■ RECORDS

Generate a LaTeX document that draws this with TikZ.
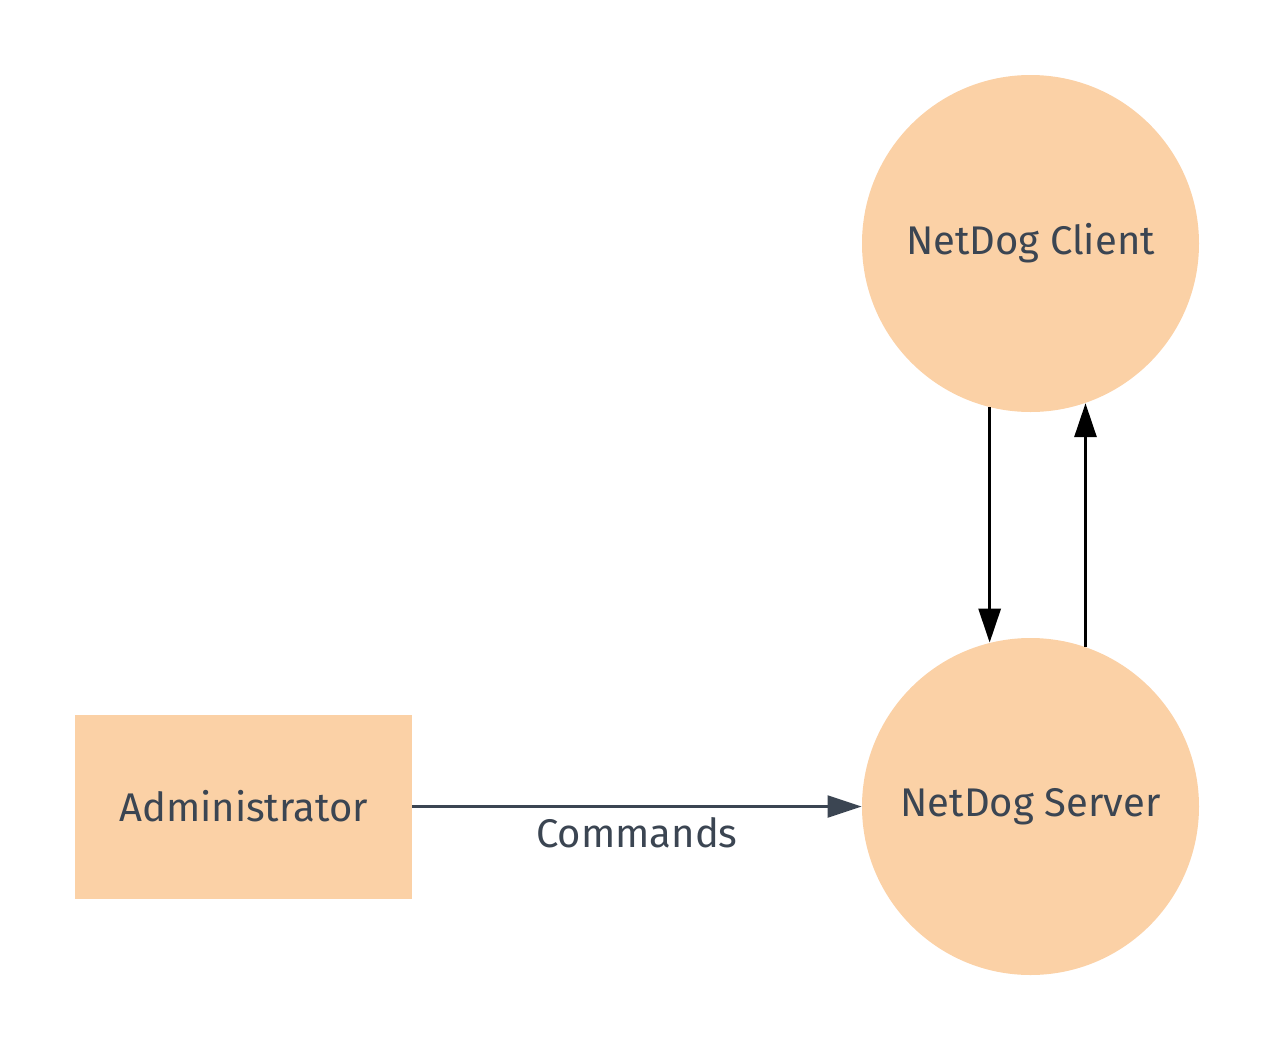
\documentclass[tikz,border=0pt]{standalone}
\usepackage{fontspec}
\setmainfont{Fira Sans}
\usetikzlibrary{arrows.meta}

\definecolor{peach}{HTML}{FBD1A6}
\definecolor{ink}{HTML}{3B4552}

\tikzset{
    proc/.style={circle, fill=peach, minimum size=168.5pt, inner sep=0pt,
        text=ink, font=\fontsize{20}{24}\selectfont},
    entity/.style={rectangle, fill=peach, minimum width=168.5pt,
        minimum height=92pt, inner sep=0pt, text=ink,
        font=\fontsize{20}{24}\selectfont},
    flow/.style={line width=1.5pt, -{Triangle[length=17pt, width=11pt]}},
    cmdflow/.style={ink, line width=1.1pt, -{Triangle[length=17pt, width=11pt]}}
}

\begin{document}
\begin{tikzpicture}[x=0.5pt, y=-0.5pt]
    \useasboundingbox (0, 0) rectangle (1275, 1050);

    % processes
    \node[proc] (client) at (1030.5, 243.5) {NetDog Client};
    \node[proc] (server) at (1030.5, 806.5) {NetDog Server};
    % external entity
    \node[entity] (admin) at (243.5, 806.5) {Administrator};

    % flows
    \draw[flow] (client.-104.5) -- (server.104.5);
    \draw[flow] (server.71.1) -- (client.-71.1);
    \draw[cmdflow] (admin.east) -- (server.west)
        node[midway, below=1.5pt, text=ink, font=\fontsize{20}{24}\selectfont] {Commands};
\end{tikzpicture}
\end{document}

...

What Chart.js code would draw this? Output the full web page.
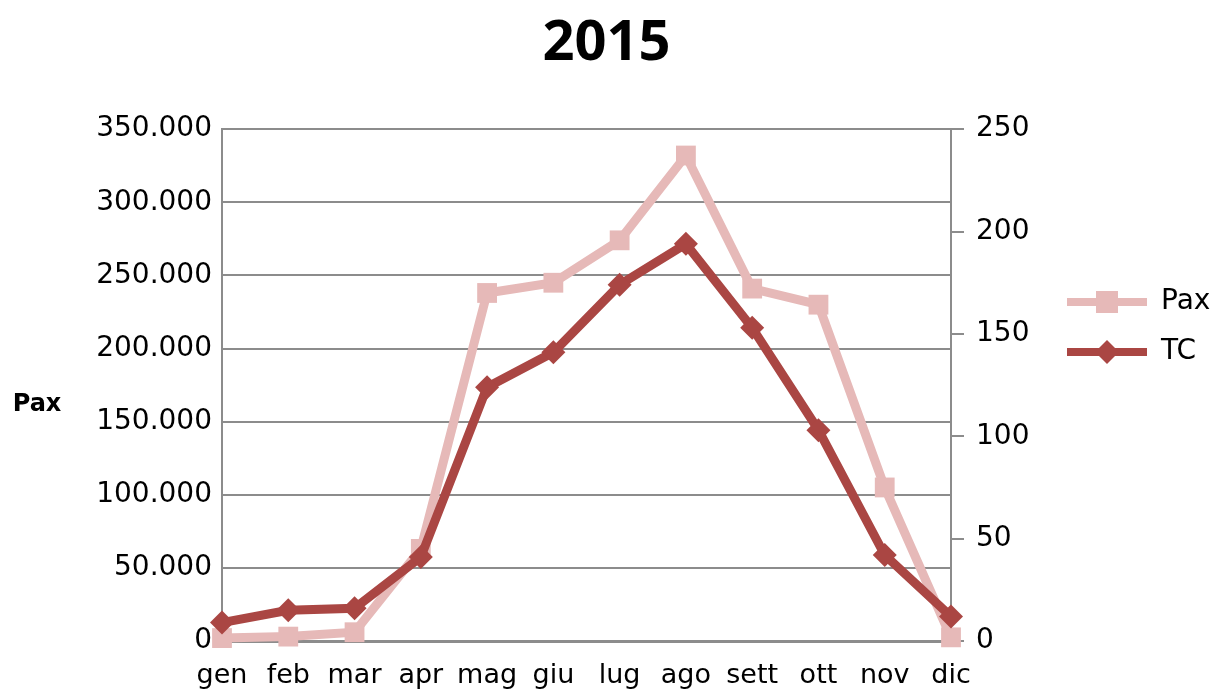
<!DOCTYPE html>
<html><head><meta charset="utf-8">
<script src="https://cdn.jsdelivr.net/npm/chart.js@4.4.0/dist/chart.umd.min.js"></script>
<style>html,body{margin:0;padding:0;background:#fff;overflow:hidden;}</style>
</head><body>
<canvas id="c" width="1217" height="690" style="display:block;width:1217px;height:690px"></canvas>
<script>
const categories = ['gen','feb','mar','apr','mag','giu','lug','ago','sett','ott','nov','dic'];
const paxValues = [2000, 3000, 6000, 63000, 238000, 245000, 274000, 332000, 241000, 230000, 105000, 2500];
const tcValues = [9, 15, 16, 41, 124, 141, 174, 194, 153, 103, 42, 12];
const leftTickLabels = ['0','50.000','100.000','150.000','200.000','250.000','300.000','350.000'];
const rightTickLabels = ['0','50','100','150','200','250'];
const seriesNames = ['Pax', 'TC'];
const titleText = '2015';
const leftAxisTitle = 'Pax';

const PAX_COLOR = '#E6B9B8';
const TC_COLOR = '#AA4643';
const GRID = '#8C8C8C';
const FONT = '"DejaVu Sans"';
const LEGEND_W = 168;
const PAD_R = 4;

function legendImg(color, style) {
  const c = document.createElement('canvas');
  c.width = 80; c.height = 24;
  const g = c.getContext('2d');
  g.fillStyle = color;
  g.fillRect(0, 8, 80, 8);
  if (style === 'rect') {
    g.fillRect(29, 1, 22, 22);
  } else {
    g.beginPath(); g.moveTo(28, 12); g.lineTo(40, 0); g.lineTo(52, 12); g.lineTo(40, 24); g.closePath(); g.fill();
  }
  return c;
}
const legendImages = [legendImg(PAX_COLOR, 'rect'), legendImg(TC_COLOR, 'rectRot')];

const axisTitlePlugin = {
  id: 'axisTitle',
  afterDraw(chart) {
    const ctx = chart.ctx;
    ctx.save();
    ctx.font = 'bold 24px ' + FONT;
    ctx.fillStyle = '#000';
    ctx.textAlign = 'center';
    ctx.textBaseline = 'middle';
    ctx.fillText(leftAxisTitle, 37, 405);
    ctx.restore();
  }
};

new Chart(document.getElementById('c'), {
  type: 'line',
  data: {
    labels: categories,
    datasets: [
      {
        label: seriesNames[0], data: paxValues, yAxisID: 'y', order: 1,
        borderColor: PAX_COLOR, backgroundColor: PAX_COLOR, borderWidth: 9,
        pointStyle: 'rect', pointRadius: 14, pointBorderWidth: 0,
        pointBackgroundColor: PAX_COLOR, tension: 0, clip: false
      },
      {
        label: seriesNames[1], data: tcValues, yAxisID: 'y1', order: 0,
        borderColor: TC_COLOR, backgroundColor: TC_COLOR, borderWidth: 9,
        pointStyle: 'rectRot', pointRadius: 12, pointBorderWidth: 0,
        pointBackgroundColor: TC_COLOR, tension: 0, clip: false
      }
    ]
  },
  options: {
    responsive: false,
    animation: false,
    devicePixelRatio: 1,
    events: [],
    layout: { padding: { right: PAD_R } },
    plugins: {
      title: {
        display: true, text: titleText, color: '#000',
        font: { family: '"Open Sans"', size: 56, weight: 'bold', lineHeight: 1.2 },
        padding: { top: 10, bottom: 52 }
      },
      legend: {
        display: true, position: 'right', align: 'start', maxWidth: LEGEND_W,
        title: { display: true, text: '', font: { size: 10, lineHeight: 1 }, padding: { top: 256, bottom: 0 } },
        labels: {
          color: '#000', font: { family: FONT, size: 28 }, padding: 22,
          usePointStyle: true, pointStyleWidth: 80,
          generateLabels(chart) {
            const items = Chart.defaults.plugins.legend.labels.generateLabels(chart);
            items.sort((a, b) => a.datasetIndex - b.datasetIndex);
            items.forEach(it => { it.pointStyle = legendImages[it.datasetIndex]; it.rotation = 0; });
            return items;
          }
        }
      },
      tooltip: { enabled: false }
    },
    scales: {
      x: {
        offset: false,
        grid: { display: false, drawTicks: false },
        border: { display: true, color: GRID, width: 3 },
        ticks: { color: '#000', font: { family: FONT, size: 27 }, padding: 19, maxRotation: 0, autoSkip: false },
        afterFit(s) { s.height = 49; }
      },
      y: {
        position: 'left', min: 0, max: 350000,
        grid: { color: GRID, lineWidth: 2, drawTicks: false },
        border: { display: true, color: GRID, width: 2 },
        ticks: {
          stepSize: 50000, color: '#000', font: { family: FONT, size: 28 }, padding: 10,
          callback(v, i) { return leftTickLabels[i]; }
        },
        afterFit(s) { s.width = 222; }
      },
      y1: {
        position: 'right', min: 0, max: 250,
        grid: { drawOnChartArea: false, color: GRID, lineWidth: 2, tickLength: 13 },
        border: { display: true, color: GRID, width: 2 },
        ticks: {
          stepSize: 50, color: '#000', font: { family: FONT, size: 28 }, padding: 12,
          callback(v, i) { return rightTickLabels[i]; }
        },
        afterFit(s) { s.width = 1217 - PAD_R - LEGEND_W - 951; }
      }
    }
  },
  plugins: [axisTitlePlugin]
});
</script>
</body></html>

==

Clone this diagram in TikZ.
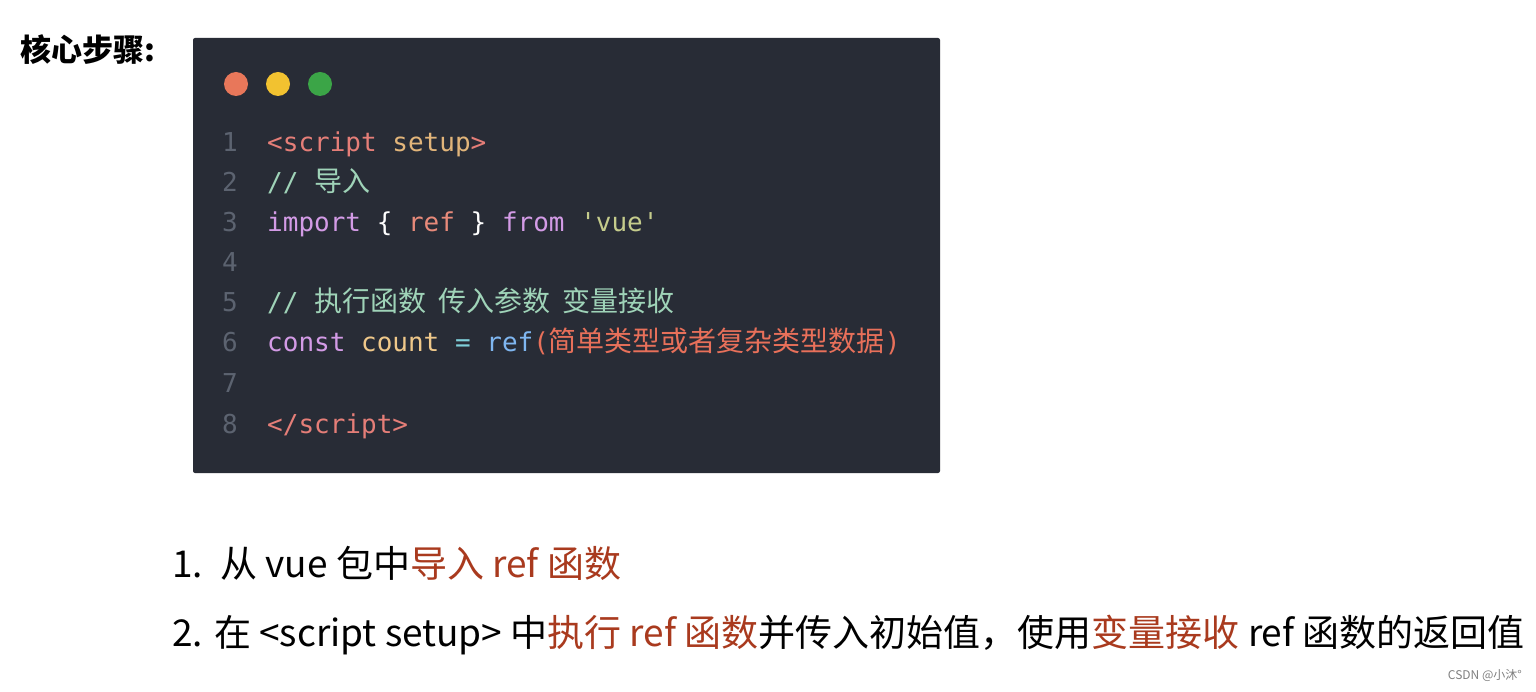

■ WHAT YOU SHOULD DO
Pick each line holding the word "this" out of the listing.

■ THE RESPONSE
Generate a LaTeX document that draws this with TikZ.
What Chart.js code would draw this? Output the full web page.
Clone this diagram in TikZ.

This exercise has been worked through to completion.